- Exercise objective
Up to and including the line with "(title) at (357,70)", write out the listing from its first line, minus the pictures.

- Dataset excerpt
--------------------

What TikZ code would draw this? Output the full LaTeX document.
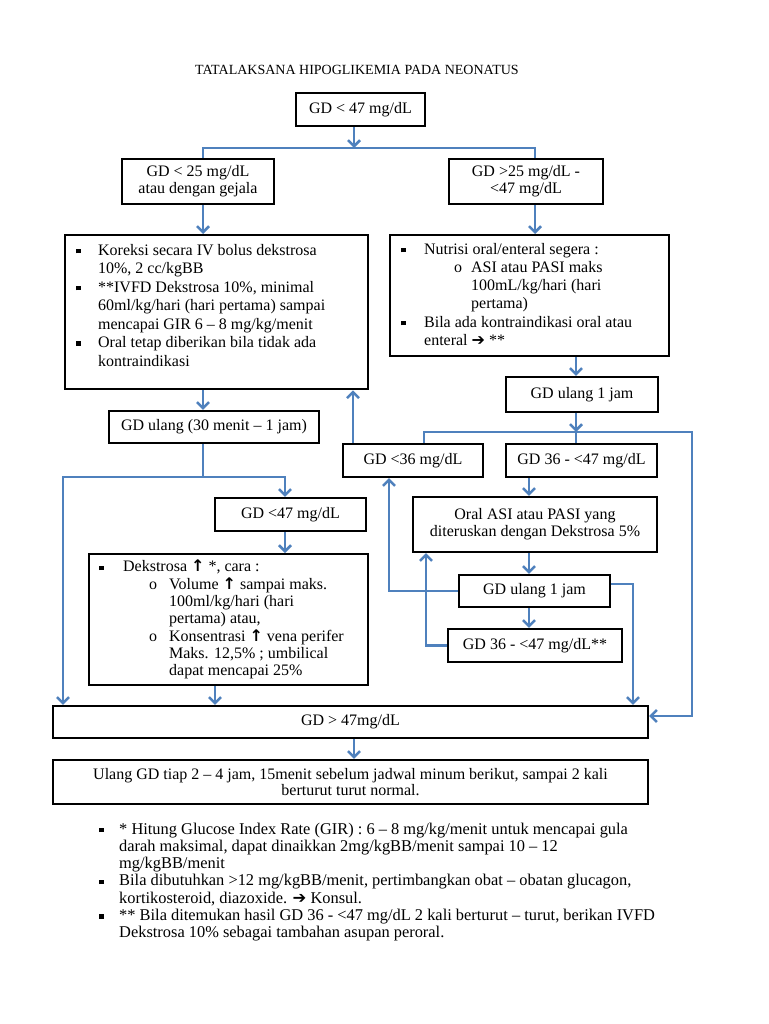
\documentclass[tikz,border=0pt]{standalone}
\usepackage{fontspec}
\setmainfont{Liberation Serif}
\newfontfamily\symfont{DejaVu Sans}
\usepackage{tikz}
\usetikzlibrary{arrows.meta}
\definecolor{flowblue}{RGB}{79,129,189}
\newcommand{\sq}[1][22pt]{\makebox[#1][l]{\rule[1.8pt]{4.5pt}{4.5pt}}}
\newcommand{\ci}[1][20pt]{\makebox[#1][l]{o}}
\newcommand{\upar}{{\symfont\bfseries ↑}}
\newcommand{\rar}{{\symfont ➔}}

\begin{document}
\begin{tikzpicture}[x=1pt, y=-1pt,
	box/.style={draw, line width=2.3pt, align=center, inner sep=0pt, font=\fontsize{16pt}{17pt}\selectfont},
	listbox/.style={draw, line width=2.3pt, inner sep=0pt, anchor=north west, font=\fontsize{16pt}{18.5pt}\selectfont},
	conn/.style={flowblue, line width=2.5pt},
	arr/.style={conn, -{Straight Barb[length=6pt,width=12pt]}}]
				\path[fill=white] (0,0) rectangle (768,1024);
				
				\node[font=\fontsize{14pt}{16pt}\selectfont] (title) at (357,70) {TATALAKSANA HIPOGLIKEMIA PADA NEONATUS};
				
				\node[box, minimum width=129pt, minimum height=33pt] (top) at (360.5,109.5) {GD < 47 mg/dL};
				\node[box, minimum width=152pt, minimum height=45pt] (lt) at (198,181.5) {GD < 25 mg/dL\\atau dengan gejala};
				\node[box, minimum width=154pt, minimum height=45pt] (rt) at (526,181.5) {GD >25 mg/dL -\\<47 mg/dL};
				
				\node[listbox] (lbig) at (64,234) {\parbox[t][154pt][t]{303pt}{\vspace*{9pt}\leftskip=11pt
					\sq Koreksi secara IV bolus dekstrosa\\
					\hspace*{22pt}10\%, 2 cc/kgBB\\
					\sq **IVFD Dekstrosa 10\%, minimal\\
					\hspace*{22pt}60ml/kg/hari (hari pertama) sampai\\
					\hspace*{22pt}mencapai GIR 6 – 8 mg/kg/menit\\
					\sq Oral tetap diberikan bila tidak ada\\
					\hspace*{22pt}kontraindikasi}};
				\node[listbox, font=\fontsize{16pt}{18.2pt}\selectfont] (rbig) at (389,234) {\parbox[t][121pt][t]{279pt}{\vspace*{8pt}\leftskip=11pt
					\sq[23pt]Nutrisi oral/enteral segera :\\
					\hspace*{53pt}\ci[17pt]ASI atau PASI maks\\
					\hspace*{70pt}100mL/kg/hari (hari\\
					\hspace*{70pt}pertama)\\
					\sq[23pt]Bila ada kontraindikasi oral atau\\
					\hspace*{23pt}enteral \rar{} **}};
				
				\node[box, minimum width=152pt, minimum height=35pt] (ulang1) at (582,394.5) {GD ulang 1 jam};
				\node[box, minimum width=210pt, minimum height=32pt] (ulang30) at (214,427) {GD ulang (30 menit – 1 jam)};
				\node[box, minimum width=140pt, minimum height=33pt] (lt36) at (413,460.5) {GD <36 mg/dL};
				\node[box, minimum width=151pt, minimum height=33pt] (r36) at (581.5,460.5) {GD 36 - <47 mg/dL};
				\node[box, minimum width=151pt, minimum height=33pt] (lt47) at (290.5,514.5) {GD <47 mg/dL};
				\node[box, minimum width=244pt, minimum height=55pt] (oral) at (535,524.5) {Oral ASI atau PASI yang\\diteruskan dengan Dekstrosa 5\%};
				
				\node[listbox, font=\fontsize{16pt}{17.3pt}\selectfont] (dek) at (88,553) {\parbox[t][131pt][t]{279pt}{\vspace*{6pt}\leftskip=10pt
					\sq[24pt]Dekstrosa \upar{} *, cara :\\
					\hspace*{50pt}\ci Volume \upar{} sampai maks.\\
					\hspace*{70pt}100ml/kg/hari (hari\\
					\hspace*{70pt}pertama) atau,\\
					\hspace*{50pt}\ci Konsentrasi \upar{} vena perifer\\
					\hspace*{70pt}Maks. 12,5\% ; umbilical\\
					\hspace*{70pt}dapat mencapai 25\%}};
				
				\node[box, minimum width=151pt, minimum height=32pt] (ulang2) at (534.5,591) {GD ulang 1 jam};
				\node[box, minimum width=174pt, minimum height=33pt] (r36b) at (535,645.5) {GD 36 - <47 mg/dL**};
				
				\node[box, minimum width=595pt, minimum height=32pt] (gt47) at (350.5,722) {GD > 47mg/dL};
				\node[box, minimum width=595pt, minimum height=44pt, font=\fontsize{16pt}{16pt}\selectfont] (final) at (350.5,782) {Ulang GD tiap 2 – 4 jam, 15menit sebelum jadwal minum berikut, sampai 2 kali\\berturut turut normal.};
				
				\node[anchor=base west, inner sep=0pt, font=\fontsize{16.4pt}{17.3pt}\selectfont] (notes) at (99,834) {\parbox[t]{650pt}{
					\sq[20pt]* Hitung Glucose Index Rate (GIR) : 6 – 8 mg/kg/menit untuk mencapai gula\\
					\hspace*{20pt}darah maksimal, dapat dinaikkan 2mg/kgBB/menit sampai 10 – 12\\
					\hspace*{20pt}mg/kgBB/menit\\
					\sq[20pt]Bila dibutuhkan >12 mg/kgBB/menit, pertimbangkan obat – obatan glucagon,\\
					\hspace*{20pt}kortikosteroid, diazoxide. \rar{} Konsul.\\
					\sq[20pt]** Bila ditemukan hasil GD 36 - <47 mg/dL 2 kali berturut – turut, berikan IVFD\\
					\hspace*{20pt}Dekstrosa 10\% sebagai tambahan asupan peroral.}};
				
				\coordinate (j1) at (354,148);
				\coordinate (la) at (203,148);
				\coordinate (ra) at (535,148);
				\coordinate (j2) at (576,432);
				\coordinate (b1) at (424,432);
				\coordinate (b2) at (692,432);
				\coordinate (j3) at (203,477);
				\coordinate (l1) at (63,477);
				\coordinate (l2) at (285,477);
				\coordinate (u1) at (353,416);
				\coordinate (d1) at (215,695);
				\coordinate (m1) at (529,600);
				\coordinate (k1) at (389,530);
				\coordinate (k2) at (426,600);
				\coordinate (k3) at (633,650);
				
				\draw[arr] (top.south -| j1) -- (j1);
				\draw[conn] (lt.north -| la) -- (la) -- (ra) -- (rt.north -| ra);
				\draw[arr] (lt.south -| la) -- (lbig.north -| la);
				\draw[arr] (rt.south -| ra) -- (rbig.north -| ra);
				
				\draw[arr] (rbig.south -| j2) -- (ulang1.north -| j2);
				\draw[arr] (ulang1.south -| j2) -- (j2);
				\draw[conn] (j2) -- (r36.north -| j2);
				\draw[arr] (lt36.north -| b1) -- (b1) -- (b2) |- ([yshift=6pt]gt47.east);
				\draw[arr] (lt36.north -| u1) -- (lbig.south -| u1);
				
				\draw[arr] (lbig.south -| la) -- (ulang30.north -| la);
				\draw[conn] (ulang30.south -| la) -- (j3);
				\draw[arr] (j3) -- (l1) -- (gt47.north -| l1);
				\draw[arr] (j3) -- (l2) -- (lt47.north -| l2);
				\draw[arr] (lt47.south -| l2) -- (dek.north -| l2);
				\draw[arr] (dek.south -| d1) -- (gt47.north -| d1);
				
				\draw[arr] (r36.south -| m1) -- (oral.north -| m1);
				\draw[arr] (oral.south -| m1) -- (ulang2.north -| m1);
				\draw[arr] (ulang2.south -| m1) -- (r36b.north -| m1);
				\draw[arr] (ulang2.west) -| (lt36.south -| k1);
				\draw[arr] (r36b.west) -| (oral.south -| k2);
				\draw[arr] ([yshift=7pt]ulang2.east) -| (gt47.north -| k3);
				
				\draw[arr] (gt47.south -| j1) -- (final.north -| j1);
\end{tikzpicture}
\end{document}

--------------------

- Task output
What TikZ code would draw this? Output the full LaTeX document.
\documentclass[tikz,border=0pt]{standalone}
\usepackage{fontspec}
\setmainfont{Liberation Serif}
\newfontfamily\symfont{DejaVu Sans}
\usepackage{tikz}
\usetikzlibrary{arrows.meta}
\definecolor{flowblue}{RGB}{79,129,189}
\newcommand{\sq}[1][22pt]{\makebox[#1][l]{\rule[1.8pt]{4.5pt}{4.5pt}}}
\newcommand{\ci}[1][20pt]{\makebox[#1][l]{o}}
\newcommand{\upar}{{\symfont\bfseries ↑}}
\newcommand{\rar}{{\symfont ➔}}

\begin{document}
\begin{tikzpicture}[x=1pt, y=-1pt,
	box/.style={draw, line width=2.3pt, align=center, inner sep=0pt, font=\fontsize{16pt}{17pt}\selectfont},
	listbox/.style={draw, line width=2.3pt, inner sep=0pt, anchor=north west, font=\fontsize{16pt}{18.5pt}\selectfont},
	conn/.style={flowblue, line width=2.5pt},
	arr/.style={conn, -{Straight Barb[length=6pt,width=12pt]}}]
				\path[fill=white] (0,0) rectangle (768,1024);
				
				\node[font=\fontsize{14pt}{16pt}\selectfont] (title) at (357,70) {TATALAKSANA HIPOGLIKEMIA PADA NEONATUS};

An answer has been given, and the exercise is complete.